| OBJECTIVE |
Can you write out all the lines word for word, with no pictures?

## START

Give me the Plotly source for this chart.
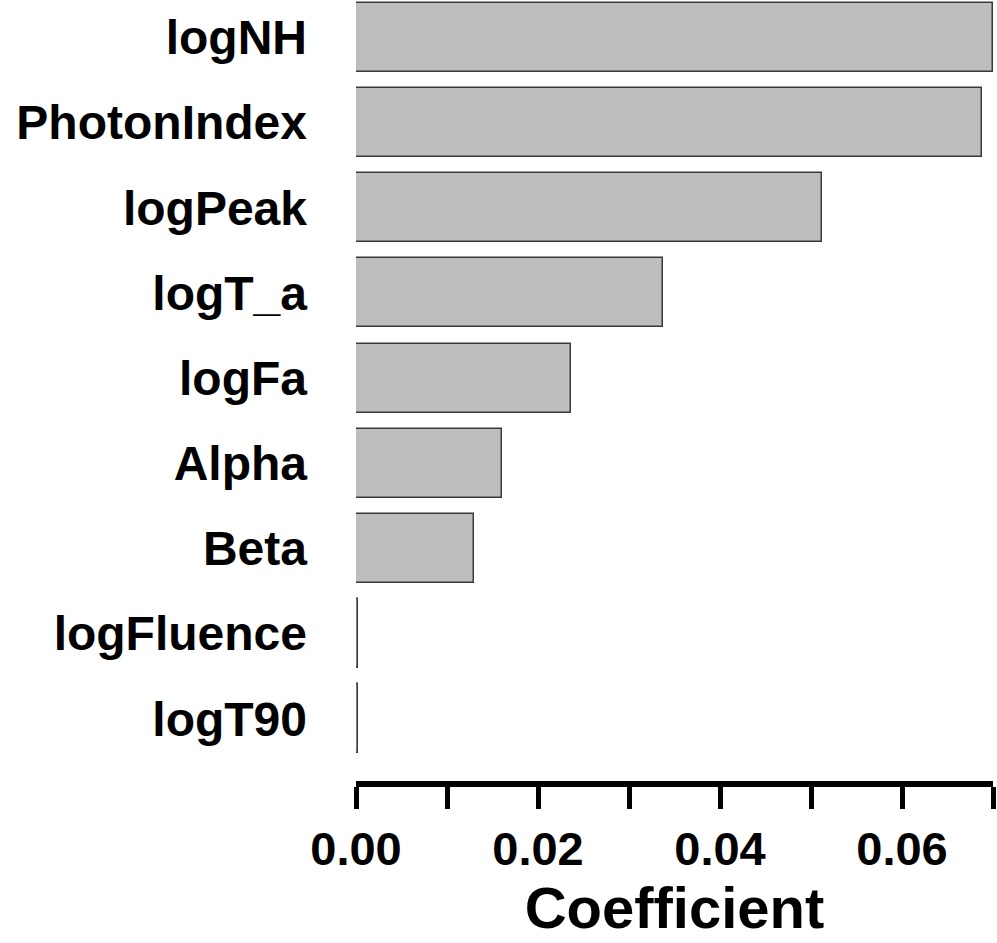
import plotly.graph_objects as go

features = ["logNH", "PhotonIndex", "logPeak", "logT_a", "logFa", "Alpha", "Beta", "logFluence", "logT90"]
coefficients = [0.0700, 0.0688, 0.0512, 0.0337, 0.0236, 0.0160, 0.0130, 0.0002, 0.0002]

x_tickvals = [0.00, 0.01, 0.02, 0.03, 0.04, 0.05, 0.06, 0.07]
x_ticktext = ["0.00", "", "0.02", "", "0.04", "", "0.06", ""]

FONT = "Liberation Sans, Arial, sans-serif"

fig = go.Figure(go.Bar(
    x=coefficients,
    y=features,
    orientation="h",
    width=0.81,
    marker=dict(color="#bebebe", line=dict(color="#3a3a3a", width=1.5)),
))

fig.update_layout(
    width=997, height=943,
    margin=dict(l=356, r=4, t=0, b=162),
    plot_bgcolor="white", paper_bgcolor="white",
    showlegend=False,
    bargap=0,
    xaxis=dict(
        range=[0, 0.07],
        tickvals=x_tickvals, ticktext=x_ticktext,
        showgrid=False, zeroline=False,
        showline=True, linecolor="black", linewidth=6,
        ticks="outside", ticklen=22, tickwidth=5, tickcolor="black",
        tickfont=dict(family=FONT, size=47, color="black", weight="bold"),
        ticklabelstandoff=0,
        title=dict(text="Coefficient", font=dict(family=FONT, size=58, color="black", weight="bold"), standoff=12),
    ),
    yaxis=dict(
        type="category",
        categoryorder="array", categoryarray=features,
        range=[8.73, -0.44],
        showgrid=False, zeroline=False, showline=False,
        ticks="", ticklabelstandoff=48,
        tickfont=dict(family=FONT, size=48, color="black", weight="bold"),
    ),
)

fig.write_html("out.html")
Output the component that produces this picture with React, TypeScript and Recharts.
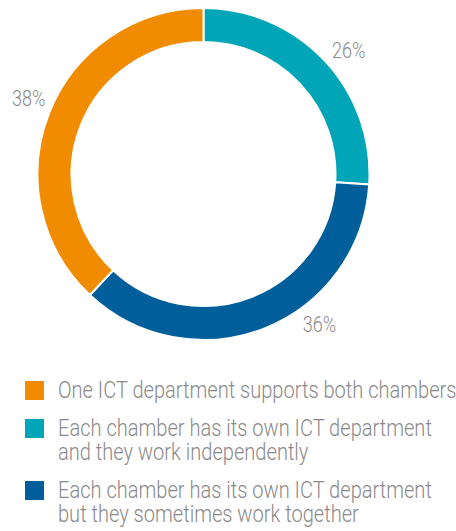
import React from "react";
import { PieChart, Pie, Cell, Legend } from "recharts";

const categories = [
  "Each chamber has its own ICT department and they work independently",
  "Each chamber has its own ICT department but they sometimes work together",
  "One ICT department supports both chambers",
];
const values = [26, 36, 38];
const colors = ["#00a5b7", "#005e9b", "#f18b00"];
const legendOrder = [2, 0, 1];

const data = categories.map((name, i) => ({ name, value: values[i], color: colors[i] }));

const RAD = Math.PI / 180;
const TEXT = "#8a8a8a";
const FONT = "Roboto, 'Liberation Sans', sans-serif";

const renderLabel = (props: any) => {
  const { cx, cy, midAngle, index, percent } = props;
  const nudge = index === 1 ? 16 : index === 0 ? -3 : -1.5;
  const a = (midAngle + nudge) * RAD;
  const r = 190;
  const x = cx + r * Math.cos(a);
  const y = cy - r * Math.sin(a);
  return (
    <text
      transform={`translate(${x},${y}) scale(0.84,1)`}
      textAnchor="middle"
      dominantBaseline="central"
      fill={TEXT}
      fontFamily={FONT}
      fontWeight={300}
      fontSize={21.5}
    >
      {`${Math.round(percent * 100)}%`}
    </text>
  );
};

const renderLegend = () => (
  <div>
    {legendOrder.map((i, k) => (
      <div
        key={i}
        style={{ position: "relative", marginBottom: k < legendOrder.length - 1 ? 14 : 0 }}
      >
        <div
          style={{
            position: "absolute",
            left: 0,
            top: 2,
            width: 19,
            height: 19,
            background: colors[i],
          }}
        />
        <div
          style={{
            marginLeft: 33,
            width: 465,
            transform: "scaleX(0.872)",
            transformOrigin: "left top",
            fontFamily: FONT,
            fontWeight: 300,
            fontSize: 23,
            lineHeight: "24px",
            color: TEXT,
            whiteSpace: "normal",
          }}
        >
          {categories[i]}
        </div>
      </div>
    ))}
  </div>
);

export default function App() {
  return (
    <div style={{ position: "absolute", left: 0, top: 0, width: 456, height: 531, background: "#fff", overflow: "hidden" }}>
      <PieChart width={456} height={531} margin={{ top: 0, right: 0, bottom: 0, left: 0 }}>
        <Pie
          data={data}
          dataKey="value"
          nameKey="name"
          cx={203.5}
          cy={174}
          innerRadius={132}
          outerRadius={166}
          startAngle={90}
          endAngle={-270}
          stroke="#ffffff"
          strokeWidth={2}
          label={renderLabel}
          labelLine={false}
          isAnimationActive={false}
        >
          {data.map((d, i) => (
            <Cell key={i} fill={d.color} />
          ))}
        </Pie>
        <Legend
          content={renderLegend}
          wrapperStyle={{ position: "absolute", top: 379, left: 25, width: 431 }}
        />
      </PieChart>
    </div>
  );
}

## END

| OUTPUT |
Give me the Plotly source for this chart.
import plotly.graph_objects as go

features = ["logNH", "PhotonIndex", "logPeak", "logT_a", "logFa", "Alpha", "Beta", "logFluence", "logT90"]
coefficients = [0.0700, 0.0688, 0.0512, 0.0337, 0.0236, 0.0160, 0.0130, 0.0002, 0.0002]

x_tickvals = [0.00, 0.01, 0.02, 0.03, 0.04, 0.05, 0.06, 0.07]
x_ticktext = ["0.00", "", "0.02", "", "0.04", "", "0.06", ""]

FONT = "Liberation Sans, Arial, sans-serif"

fig = go.Figure(go.Bar(
    x=coefficients,
    y=features,
    orientation="h",
    width=0.81,
    marker=dict(color="#bebebe", line=dict(color="#3a3a3a", width=1.5)),
))

fig.update_layout(
    width=997, height=943,
    margin=dict(l=356, r=4, t=0, b=162),
    plot_bgcolor="white", paper_bgcolor="white",
    showlegend=False,
    bargap=0,
    xaxis=dict(
        range=[0, 0.07],
        tickvals=x_tickvals, ticktext=x_ticktext,
        showgrid=False, zeroline=False,
        showline=True, linecolor="black", linewidth=6,
        ticks="outside", ticklen=22, tickwidth=5, tickcolor="black",
        tickfont=dict(family=FONT, size=47, color="black", weight="bold"),
        ticklabelstandoff=0,
        title=dict(text="Coefficient", font=dict(family=FONT, size=58, color="black", weight="bold"), standoff=12),
    ),
    yaxis=dict(
        type="category",
        categoryorder="array", categoryarray=features,
        range=[8.73, -0.44],
        showgrid=False, zeroline=False, showline=False,
        ticks="", ticklabelstandoff=48,
        tickfont=dict(family=FONT, size=48, color="black", weight="bold"),
    ),
)

fig.write_html("out.html")
Output the component that produces this picture with React, TypeScript and Recharts.
import React from "react";
import { PieChart, Pie, Cell, Legend } from "recharts";

const categories = [
  "Each chamber has its own ICT department and they work independently",
  "Each chamber has its own ICT department but they sometimes work together",
  "One ICT department supports both chambers",
];
const values = [26, 36, 38];
const colors = ["#00a5b7", "#005e9b", "#f18b00"];
const legendOrder = [2, 0, 1];

const data = categories.map((name, i) => ({ name, value: values[i], color: colors[i] }));

const RAD = Math.PI / 180;
const TEXT = "#8a8a8a";
const FONT = "Roboto, 'Liberation Sans', sans-serif";

const renderLabel = (props: any) => {
  const { cx, cy, midAngle, index, percent } = props;
  const nudge = index === 1 ? 16 : index === 0 ? -3 : -1.5;
  const a = (midAngle + nudge) * RAD;
  const r = 190;
  const x = cx + r * Math.cos(a);
  const y = cy - r * Math.sin(a);
  return (
    <text
      transform={`translate(${x},${y}) scale(0.84,1)`}
      textAnchor="middle"
      dominantBaseline="central"
      fill={TEXT}
      fontFamily={FONT}
      fontWeight={300}
      fontSize={21.5}
    >
      {`${Math.round(percent * 100)}%`}
    </text>
  );
};

const renderLegend = () => (
  <div>
    {legendOrder.map((i, k) => (
      <div
        key={i}
        style={{ position: "relative", marginBottom: k < legendOrder.length - 1 ? 14 : 0 }}
      >
        <div
          style={{
            position: "absolute",
            left: 0,
            top: 2,
            width: 19,
            height: 19,
            background: colors[i],
          }}
        />
        <div
          style={{
            marginLeft: 33,
            width: 465,
            transform: "scaleX(0.872)",
            transformOrigin: "left top",
            fontFamily: FONT,
            fontWeight: 300,
            fontSize: 23,
            lineHeight: "24px",
            color: TEXT,
            whiteSpace: "normal",
          }}
        >
          {categories[i]}
        </div>
      </div>
    ))}
  </div>
);

export default function App() {
  return (
    <div style={{ position: "absolute", left: 0, top: 0, width: 456, height: 531, background: "#fff", overflow: "hidden" }}>
      <PieChart width={456} height={531} margin={{ top: 0, right: 0, bottom: 0, left: 0 }}>
        <Pie
          data={data}
          dataKey="value"
          nameKey="name"
          cx={203.5}
          cy={174}
          innerRadius={132}
          outerRadius={166}
          startAngle={90}
          endAngle={-270}
          stroke="#ffffff"
          strokeWidth={2}
          label={renderLabel}
          labelLine={false}
          isAnimationActive={false}
        >
          {data.map((d, i) => (
            <Cell key={i} fill={d.color} />
          ))}
        </Pie>
        <Legend
          content={renderLegend}
          wrapperStyle={{ position: "absolute", top: 379, left: 25, width: 431 }}
        />
      </PieChart>
    </div>
  );
}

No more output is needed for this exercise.